**AIM OF THE TASK:** Pictures are excluded from this exercise. Transcribe exactly the lines from the one containing "Reproduce this diagram with TikZ." through the last line of the listing.

— start of STORED ROWS —

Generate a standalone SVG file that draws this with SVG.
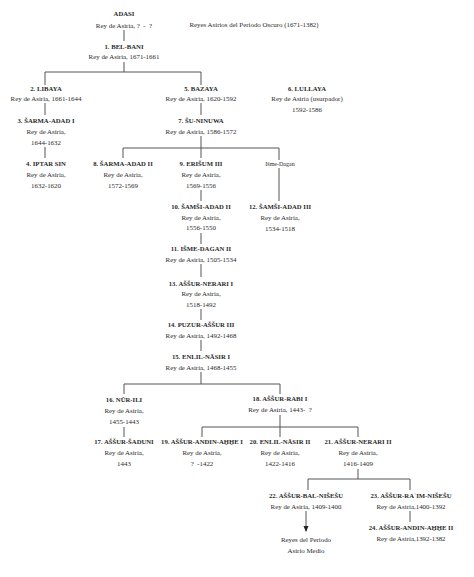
<svg xmlns="http://www.w3.org/2000/svg" width="474" height="577" viewBox="0 0 474 577">
<style>
text{font-family:"Liberation Serif","DejaVu Serif",serif;fill:#2a2a2a;text-anchor:middle}
.n{font-size:6.7px;font-weight:bold}
.t{font-size:6.9px}
.p{white-space:pre}
.c line,.c path{stroke:#555;stroke-width:1;fill:none}
</style>
<defs>
<marker id="ah" markerWidth="6" markerHeight="6" refX="5" refY="3" orient="auto" markerUnits="userSpaceOnUse">
<path d="M0,0.5 L6,3 L0,5.5 z" fill="#222"/>
</marker>
</defs>
<rect width="474" height="577" fill="#fff"/>
<g class="c" id="connectors">
<line x1="124" y1="30" x2="124" y2="41"/>
<path d="M124,62 V72 M45,85 V72 H201 V85"/>
<line x1="45" y1="103" x2="45" y2="115"/>
<line x1="201" y1="103" x2="201" y2="115"/>
<line x1="45" y1="147" x2="45" y2="158"/>
<path d="M201,136 V148 M123,158 V148 H279 V160 M279,168 V201 M201,148 V158"/>
<line x1="201" y1="190" x2="201" y2="201"/>
<line x1="201" y1="233" x2="201" y2="244"/>
<line x1="201" y1="264" x2="201" y2="277"/>
<line x1="201" y1="309" x2="201" y2="320"/>
<line x1="201" y1="340" x2="201" y2="351"/>
<path d="M201,372 V384 M124,394 V384 H280 V394"/>
<line x1="124" y1="427" x2="124" y2="437"/>
<path d="M280,415 V427 M202,437 V427 H358 V437 M280,427 V437"/>
<path d="M358,469 V479 M308,490 V479 H410 V490"/>
<line x1="306" y1="511" x2="306" y2="531" marker-end="url(#ah)"/>
<line x1="410" y1="511" x2="410" y2="522"/>
</g>
<g id="title"><text class="t" x="254" y="27">Reyes Asirios del Periodo Oscuro (1671-1382)</text></g>
<g id="adasi"><text class="n" x="124" y="16">ADASI</text><text class="t p" x="124" y="28">Rey de Asiria, ?  -  ?</text></g>
<g id="n1"><text class="n" x="124" y="49">1. BEL-BANI</text><text class="t" x="124" y="59">Rey de Asiria, 1671-1661</text></g>
<g id="n2"><text class="n" x="46" y="91">2. LIBAYA</text><text class="t" x="46" y="101">Rey de Asiria, 1661-1644</text></g>
<g id="n5"><text class="n" x="201" y="91">5. BAZAYA</text><text class="t" x="201" y="101">Rey de Asiria, 1620-1592</text></g>
<g id="n6"><text class="n" x="307" y="91">6. LULLAYA</text><text class="t" x="307" y="101">Rey de Asiria (usurpador)</text><text class="t" x="307" y="112">1592-1586</text></g>
<g id="n3"><text class="n" x="46" y="123">3. ŠARMA-ADAD I</text><text class="t" x="46" y="134">Rey de Asiria,</text><text class="t" x="46" y="145">1644-1632</text></g>
<g id="n7"><text class="n" x="201" y="123">7. ŠU-NINUWA</text><text class="t" x="201" y="134">Rey de Asiria, 1586-1572</text></g>
<g id="n4"><text class="n" x="46" y="166">4. IPTAR SIN</text><text class="t" x="46" y="177">Rey de Asiria,</text><text class="t" x="46" y="188">1632-1620</text></g>
<g id="n8"><text class="n" x="123" y="166">8. ŠARMA-ADAD II</text><text class="t" x="123" y="177">Rey de Asiria,</text><text class="t" x="123" y="188">1572-1569</text></g>
<g id="n9"><text class="n" x="201" y="166">9. ERIŠUM III</text><text class="t" x="201" y="177">Rey de Asiria,</text><text class="t" x="201" y="188">1569-1556</text></g>
<g id="ilme"><text class="t" x="280" y="166" style="font-size:6px">Išme-Dagan</text></g>
<g id="n10"><text class="n" x="201" y="209">10. ŠAMŠI-ADAD II</text><text class="t" x="201" y="220">Rey de Asiria,</text><text class="t" x="201" y="230">1556-1550</text></g>
<g id="n12"><text class="n" x="280" y="209">12. ŠAMŠI-ADAD III</text><text class="t" x="280" y="220">Rey de Asiria,</text><text class="t" x="280" y="231">1534-1518</text></g>
<g id="n11"><text class="n" x="201" y="251">11. IŠME-DAGAN II</text><text class="t" x="201" y="262">Rey de Asiria, 1505-1534</text></g>
<g id="n13"><text class="n" x="201" y="286">13. AŠŠUR-NERARI I</text><text class="t" x="201" y="296">Rey de Asiria,</text><text class="t" x="201" y="307">1518-1492</text></g>
<g id="n14"><text class="n" x="201" y="327">14. PUZUR-AŠŠUR III</text><text class="t" x="201" y="338">Rey de Asiria, 1492-1468</text></g>
<g id="n15"><text class="n" x="201" y="359">15. ENLIL-NĀSIR I</text><text class="t" x="201" y="370">Rey de Asiria, 1468-1455</text></g>
<g id="n16"><text class="n" x="124" y="402">16. NŪR-ILI</text><text class="t" x="124" y="413">Rey de Asiria,</text><text class="t" x="124" y="424">1455-1443</text></g>
<g id="n18"><text class="n" x="280" y="401">18. AŠŠUR-RABI I</text><text class="t p" x="280" y="412">Rey de Asiria, 1443-  ?</text></g>
<g id="n17"><text class="n" x="124" y="444">17. AŠŠUR-ŠADUNI</text><text class="t" x="124" y="455">Rey de Asiria,</text><text class="t" x="124" y="466">1443</text></g>
<g id="n19"><text class="n" x="202" y="444">19. AŠŠUR-ANDIN-AḪḪE I</text><text class="t" x="202" y="455">Rey de Asiria,</text><text class="t p" x="202" y="466">?  -1422</text></g>
<g id="n20"><text class="n" x="280" y="444">20. ENLIL-NĀSIR II</text><text class="t" x="280" y="455">Rey de Asiria,</text><text class="t" x="280" y="466">1422-1416</text></g>
<g id="n21"><text class="n" x="358" y="444">21. AŠŠUR-NERARI II</text><text class="t" x="358" y="455">Rey de Asiria,</text><text class="t" x="358" y="466">1416-1409</text></g>
<g id="n22"><text class="n" x="306" y="498">22. AŠŠUR-BAL-NIŠEŠU</text><text class="t" x="306" y="509">Rey de Asiria, 1409-1400</text></g>
<g id="n23"><text class="n" x="411" y="498">23. AŠŠUR-RAʾIM-NIŠEŠU</text><text class="t" x="411" y="509">Rey de Asiria,1400-1392</text></g>
<g id="n24"><text class="n" x="411" y="530">24. AŠŠUR-ANDIN-AḪḪE II</text><text class="t" x="411" y="541">Rey de Asiria,1392-1382</text></g>
<g id="medio"><text class="t" x="306" y="542">Reyes del Periodo</text><text class="t" x="306" y="553">Asirio Medio</text></g>
</svg>
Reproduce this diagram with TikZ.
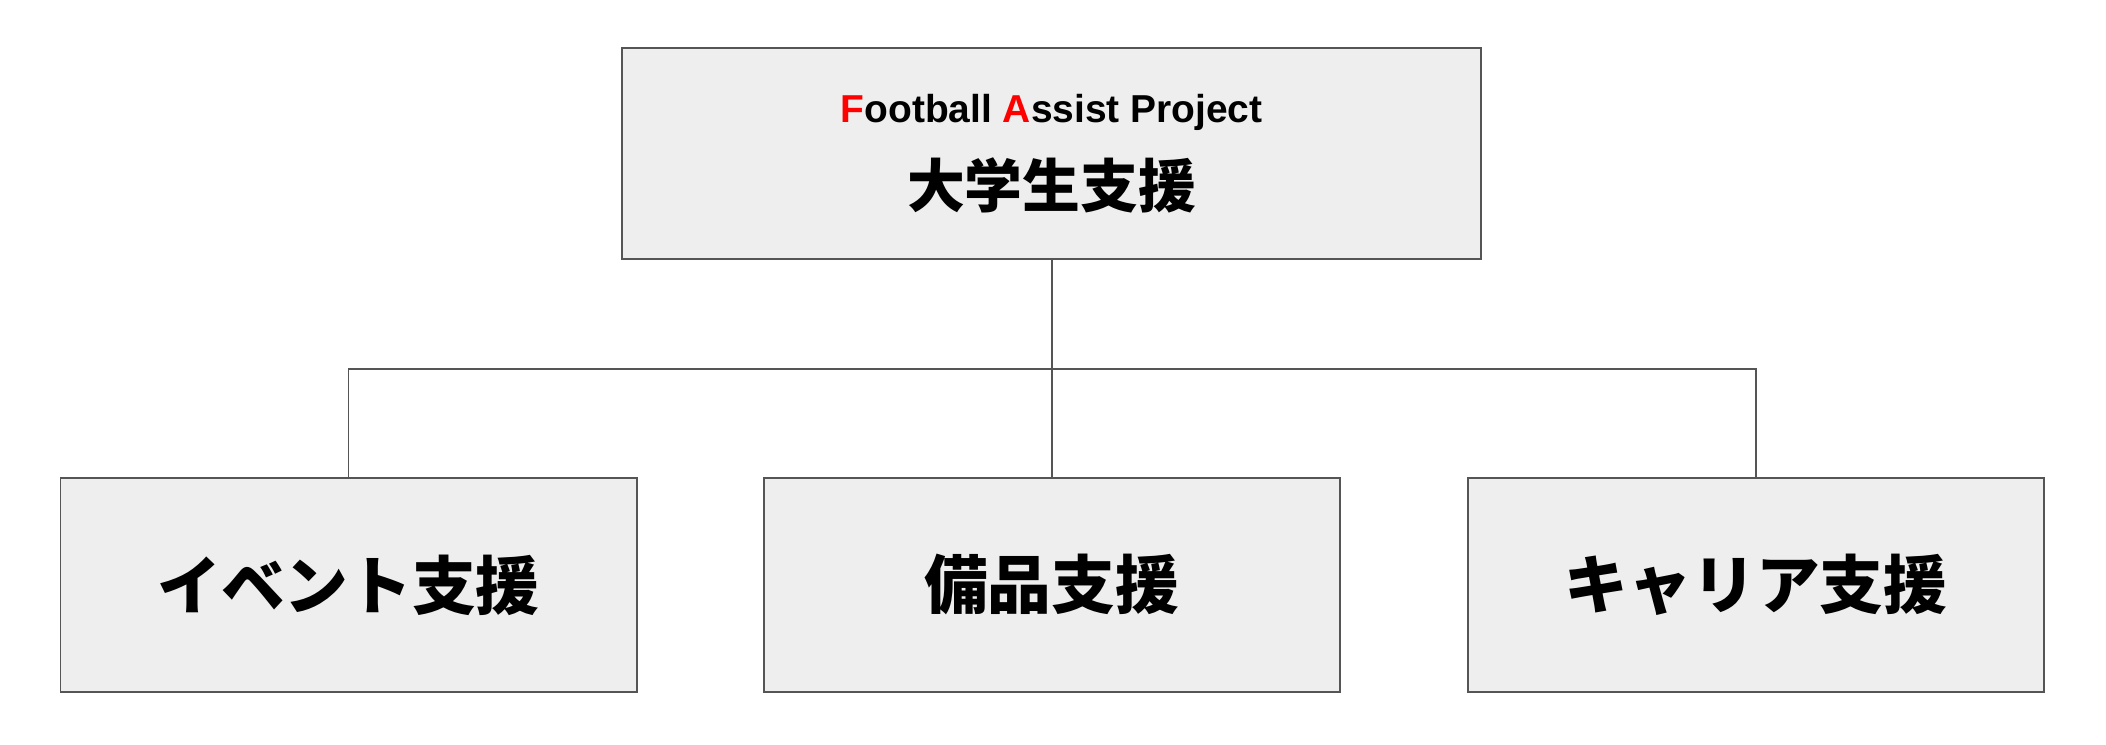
\documentclass[tikz,border=0pt]{standalone}
\usepackage{fontspec}
\setmainfont{Liberation Sans}
\newfontfamily\cjk{Noto Sans CJK JP}
\usetikzlibrary{positioning}
\definecolor{boxfill}{HTML}{EEEEEE}
\definecolor{boxline}{HTML}{555555}
\tikzset{orgbox/.style={draw=boxline, fill=boxfill, line width=0.8pt, minimum width=8.58cm, minimum height=3.18cm, font=\cjk\bfseries\fontsize{27}{32}\selectfont}}
\tikzset{link/.style={draw=boxline, line width=0.8pt}}
\begin{document}
\begin{tikzpicture}[x=0.02cm,y=-0.02cm]
	\useasboundingbox (0,0) rectangle (1568,554);
	\node[orgbox, minimum width=12.8cm, minimum height=3.14cm, align=center] (root) at (783,114.5)
		{{\normalfont\bfseries\fontsize{16.5}{19}\selectfont\textcolor{red}{F}ootball \textcolor{red}{A}ssist Project}\\[4pt]
		{\cjk\bfseries\fontsize{24.5}{29}\selectfont 大学生支援}};
	\node[orgbox] (event) at (259.5,435.5) {イベント支援};
	\node[orgbox] (gear) at (783,435.5) {備品支援};
	\node[orgbox] (career) at (1307.5,435.5) {キャリア支援};
	\coordinate (hub) at (783,275);
	\draw[link] (root) -- (hub) -- (gear);
	\draw[link] (event) |- (hub) -| (career);
\end{tikzpicture}
\end{document}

— end of STORED ROWS —

**EXERCISE ANSWER:**
Reproduce this diagram with TikZ.
\documentclass[tikz,border=0pt]{standalone}
\usepackage{fontspec}
\setmainfont{Liberation Sans}
\newfontfamily\cjk{Noto Sans CJK JP}
\usetikzlibrary{positioning}
\definecolor{boxfill}{HTML}{EEEEEE}
\definecolor{boxline}{HTML}{555555}
\tikzset{orgbox/.style={draw=boxline, fill=boxfill, line width=0.8pt, minimum width=8.58cm, minimum height=3.18cm, font=\cjk\bfseries\fontsize{27}{32}\selectfont}}
\tikzset{link/.style={draw=boxline, line width=0.8pt}}
\begin{document}
\begin{tikzpicture}[x=0.02cm,y=-0.02cm]
	\useasboundingbox (0,0) rectangle (1568,554);
	\node[orgbox, minimum width=12.8cm, minimum height=3.14cm, align=center] (root) at (783,114.5)
		{{\normalfont\bfseries\fontsize{16.5}{19}\selectfont\textcolor{red}{F}ootball \textcolor{red}{A}ssist Project}\\[4pt]
		{\cjk\bfseries\fontsize{24.5}{29}\selectfont 大学生支援}};
	\node[orgbox] (event) at (259.5,435.5) {イベント支援};
	\node[orgbox] (gear) at (783,435.5) {備品支援};
	\node[orgbox] (career) at (1307.5,435.5) {キャリア支援};
	\coordinate (hub) at (783,275);
	\draw[link] (root) -- (hub) -- (gear);
	\draw[link] (event) |- (hub) -| (career);
\end{tikzpicture}
\end{document}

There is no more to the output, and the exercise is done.